◆ THE PROBLEM ◆
All of the material should be reproduced exactly, with pictures left out.

--- Start of DATA LINES ---

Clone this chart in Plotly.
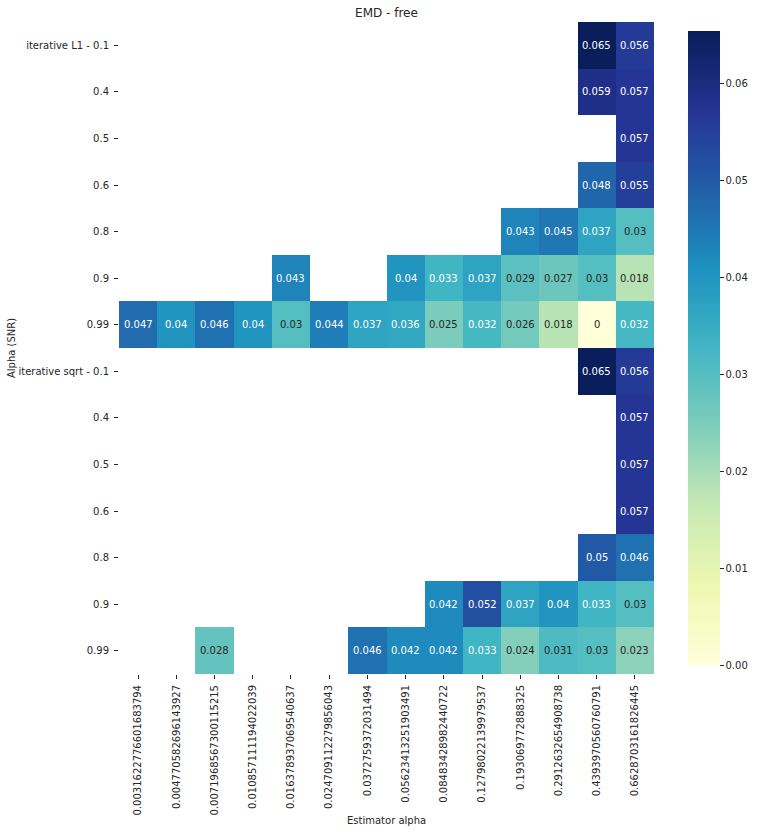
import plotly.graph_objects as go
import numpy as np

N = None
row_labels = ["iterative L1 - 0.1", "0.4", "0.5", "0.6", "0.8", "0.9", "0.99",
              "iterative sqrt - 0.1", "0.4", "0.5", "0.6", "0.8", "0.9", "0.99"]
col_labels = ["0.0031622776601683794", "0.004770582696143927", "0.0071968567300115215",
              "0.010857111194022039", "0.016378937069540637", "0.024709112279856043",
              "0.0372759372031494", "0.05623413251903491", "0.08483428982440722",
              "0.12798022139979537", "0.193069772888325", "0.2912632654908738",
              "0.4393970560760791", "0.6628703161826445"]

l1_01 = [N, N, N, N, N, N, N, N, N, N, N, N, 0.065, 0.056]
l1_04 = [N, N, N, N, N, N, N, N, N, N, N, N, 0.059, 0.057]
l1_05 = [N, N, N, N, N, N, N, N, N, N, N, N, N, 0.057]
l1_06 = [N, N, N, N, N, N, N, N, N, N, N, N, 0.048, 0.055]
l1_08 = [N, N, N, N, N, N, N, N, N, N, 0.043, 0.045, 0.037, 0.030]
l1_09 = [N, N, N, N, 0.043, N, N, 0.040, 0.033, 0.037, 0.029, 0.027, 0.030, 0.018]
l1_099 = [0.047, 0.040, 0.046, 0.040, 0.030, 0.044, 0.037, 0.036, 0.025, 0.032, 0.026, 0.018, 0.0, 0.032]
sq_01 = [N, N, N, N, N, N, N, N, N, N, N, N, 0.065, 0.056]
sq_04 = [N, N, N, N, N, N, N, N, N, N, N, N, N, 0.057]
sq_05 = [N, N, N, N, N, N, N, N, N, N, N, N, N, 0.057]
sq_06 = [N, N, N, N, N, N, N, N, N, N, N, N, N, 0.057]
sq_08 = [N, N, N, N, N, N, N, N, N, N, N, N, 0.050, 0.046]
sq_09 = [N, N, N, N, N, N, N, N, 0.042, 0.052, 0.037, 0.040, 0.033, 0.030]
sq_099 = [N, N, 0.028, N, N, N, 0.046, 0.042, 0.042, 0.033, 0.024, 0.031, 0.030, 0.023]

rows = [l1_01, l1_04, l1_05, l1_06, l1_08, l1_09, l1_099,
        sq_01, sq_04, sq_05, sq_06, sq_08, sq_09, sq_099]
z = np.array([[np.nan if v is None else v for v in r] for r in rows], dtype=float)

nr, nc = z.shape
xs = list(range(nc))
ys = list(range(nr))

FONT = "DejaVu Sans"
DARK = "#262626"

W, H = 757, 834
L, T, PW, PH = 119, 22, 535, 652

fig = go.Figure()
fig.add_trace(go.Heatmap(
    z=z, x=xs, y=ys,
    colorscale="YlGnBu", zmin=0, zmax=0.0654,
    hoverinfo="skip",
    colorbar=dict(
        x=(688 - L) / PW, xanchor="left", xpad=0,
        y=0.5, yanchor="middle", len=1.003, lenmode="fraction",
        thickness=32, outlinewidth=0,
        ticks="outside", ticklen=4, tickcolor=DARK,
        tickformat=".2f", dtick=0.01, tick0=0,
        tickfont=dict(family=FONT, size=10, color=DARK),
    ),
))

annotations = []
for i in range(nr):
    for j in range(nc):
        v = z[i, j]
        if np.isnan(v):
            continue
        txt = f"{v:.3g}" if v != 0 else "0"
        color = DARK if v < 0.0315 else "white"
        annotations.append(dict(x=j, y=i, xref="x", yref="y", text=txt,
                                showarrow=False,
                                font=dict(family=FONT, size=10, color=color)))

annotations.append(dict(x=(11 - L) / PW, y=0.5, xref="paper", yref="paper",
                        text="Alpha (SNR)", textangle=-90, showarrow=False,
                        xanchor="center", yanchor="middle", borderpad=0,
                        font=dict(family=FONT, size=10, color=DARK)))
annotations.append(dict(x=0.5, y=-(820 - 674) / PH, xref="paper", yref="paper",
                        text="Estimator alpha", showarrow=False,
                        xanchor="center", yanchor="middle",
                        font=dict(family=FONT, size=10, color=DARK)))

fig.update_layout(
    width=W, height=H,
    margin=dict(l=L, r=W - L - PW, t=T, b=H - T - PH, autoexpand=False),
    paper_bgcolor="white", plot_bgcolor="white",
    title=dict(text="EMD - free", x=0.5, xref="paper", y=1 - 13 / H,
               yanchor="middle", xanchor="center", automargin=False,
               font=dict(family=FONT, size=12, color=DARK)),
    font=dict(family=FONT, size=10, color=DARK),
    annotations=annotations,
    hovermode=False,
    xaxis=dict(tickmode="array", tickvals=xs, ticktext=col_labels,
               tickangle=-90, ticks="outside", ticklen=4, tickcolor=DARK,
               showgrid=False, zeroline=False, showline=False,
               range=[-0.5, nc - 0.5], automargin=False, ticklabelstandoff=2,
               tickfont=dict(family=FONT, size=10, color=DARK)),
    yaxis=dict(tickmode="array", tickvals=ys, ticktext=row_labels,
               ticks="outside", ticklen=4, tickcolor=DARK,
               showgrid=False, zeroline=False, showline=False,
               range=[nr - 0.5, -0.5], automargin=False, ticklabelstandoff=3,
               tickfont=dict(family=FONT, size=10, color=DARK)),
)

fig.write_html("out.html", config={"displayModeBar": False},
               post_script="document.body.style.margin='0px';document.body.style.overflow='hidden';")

--- End of DATA LINES ---

◆ EXERCISE RESULT ◆
Clone this chart in Plotly.
import plotly.graph_objects as go
import numpy as np

N = None
row_labels = ["iterative L1 - 0.1", "0.4", "0.5", "0.6", "0.8", "0.9", "0.99",
              "iterative sqrt - 0.1", "0.4", "0.5", "0.6", "0.8", "0.9", "0.99"]
col_labels = ["0.0031622776601683794", "0.004770582696143927", "0.0071968567300115215",
              "0.010857111194022039", "0.016378937069540637", "0.024709112279856043",
              "0.0372759372031494", "0.05623413251903491", "0.08483428982440722",
              "0.12798022139979537", "0.193069772888325", "0.2912632654908738",
              "0.4393970560760791", "0.6628703161826445"]

l1_01 = [N, N, N, N, N, N, N, N, N, N, N, N, 0.065, 0.056]
l1_04 = [N, N, N, N, N, N, N, N, N, N, N, N, 0.059, 0.057]
l1_05 = [N, N, N, N, N, N, N, N, N, N, N, N, N, 0.057]
l1_06 = [N, N, N, N, N, N, N, N, N, N, N, N, 0.048, 0.055]
l1_08 = [N, N, N, N, N, N, N, N, N, N, 0.043, 0.045, 0.037, 0.030]
l1_09 = [N, N, N, N, 0.043, N, N, 0.040, 0.033, 0.037, 0.029, 0.027, 0.030, 0.018]
l1_099 = [0.047, 0.040, 0.046, 0.040, 0.030, 0.044, 0.037, 0.036, 0.025, 0.032, 0.026, 0.018, 0.0, 0.032]
sq_01 = [N, N, N, N, N, N, N, N, N, N, N, N, 0.065, 0.056]
sq_04 = [N, N, N, N, N, N, N, N, N, N, N, N, N, 0.057]
sq_05 = [N, N, N, N, N, N, N, N, N, N, N, N, N, 0.057]
sq_06 = [N, N, N, N, N, N, N, N, N, N, N, N, N, 0.057]
sq_08 = [N, N, N, N, N, N, N, N, N, N, N, N, 0.050, 0.046]
sq_09 = [N, N, N, N, N, N, N, N, 0.042, 0.052, 0.037, 0.040, 0.033, 0.030]
sq_099 = [N, N, 0.028, N, N, N, 0.046, 0.042, 0.042, 0.033, 0.024, 0.031, 0.030, 0.023]

rows = [l1_01, l1_04, l1_05, l1_06, l1_08, l1_09, l1_099,
        sq_01, sq_04, sq_05, sq_06, sq_08, sq_09, sq_099]
z = np.array([[np.nan if v is None else v for v in r] for r in rows], dtype=float)

nr, nc = z.shape
xs = list(range(nc))
ys = list(range(nr))

FONT = "DejaVu Sans"
DARK = "#262626"

W, H = 757, 834
L, T, PW, PH = 119, 22, 535, 652

fig = go.Figure()
fig.add_trace(go.Heatmap(
    z=z, x=xs, y=ys,
    colorscale="YlGnBu", zmin=0, zmax=0.0654,
    hoverinfo="skip",
    colorbar=dict(
        x=(688 - L) / PW, xanchor="left", xpad=0,
        y=0.5, yanchor="middle", len=1.003, lenmode="fraction",
        thickness=32, outlinewidth=0,
        ticks="outside", ticklen=4, tickcolor=DARK,
        tickformat=".2f", dtick=0.01, tick0=0,
        tickfont=dict(family=FONT, size=10, color=DARK),
    ),
))

annotations = []
for i in range(nr):
    for j in range(nc):
        v = z[i, j]
        if np.isnan(v):
            continue
        txt = f"{v:.3g}" if v != 0 else "0"
        color = DARK if v < 0.0315 else "white"
        annotations.append(dict(x=j, y=i, xref="x", yref="y", text=txt,
                                showarrow=False,
                                font=dict(family=FONT, size=10, color=color)))

annotations.append(dict(x=(11 - L) / PW, y=0.5, xref="paper", yref="paper",
                        text="Alpha (SNR)", textangle=-90, showarrow=False,
                        xanchor="center", yanchor="middle", borderpad=0,
                        font=dict(family=FONT, size=10, color=DARK)))
annotations.append(dict(x=0.5, y=-(820 - 674) / PH, xref="paper", yref="paper",
                        text="Estimator alpha", showarrow=False,
                        xanchor="center", yanchor="middle",
                        font=dict(family=FONT, size=10, color=DARK)))

fig.update_layout(
    width=W, height=H,
    margin=dict(l=L, r=W - L - PW, t=T, b=H - T - PH, autoexpand=False),
    paper_bgcolor="white", plot_bgcolor="white",
    title=dict(text="EMD - free", x=0.5, xref="paper", y=1 - 13 / H,
               yanchor="middle", xanchor="center", automargin=False,
               font=dict(family=FONT, size=12, color=DARK)),
    font=dict(family=FONT, size=10, color=DARK),
    annotations=annotations,
    hovermode=False,
    xaxis=dict(tickmode="array", tickvals=xs, ticktext=col_labels,
               tickangle=-90, ticks="outside", ticklen=4, tickcolor=DARK,
               showgrid=False, zeroline=False, showline=False,
               range=[-0.5, nc - 0.5], automargin=False, ticklabelstandoff=2,
               tickfont=dict(family=FONT, size=10, color=DARK)),
    yaxis=dict(tickmode="array", tickvals=ys, ticktext=row_labels,
               ticks="outside", ticklen=4, tickcolor=DARK,
               showgrid=False, zeroline=False, showline=False,
               range=[nr - 0.5, -0.5], automargin=False, ticklabelstandoff=3,
               tickfont=dict(family=FONT, size=10, color=DARK)),
)

fig.write_html("out.html", config={"displayModeBar": False},
               post_script="document.body.style.margin='0px';document.body.style.overflow='hidden';")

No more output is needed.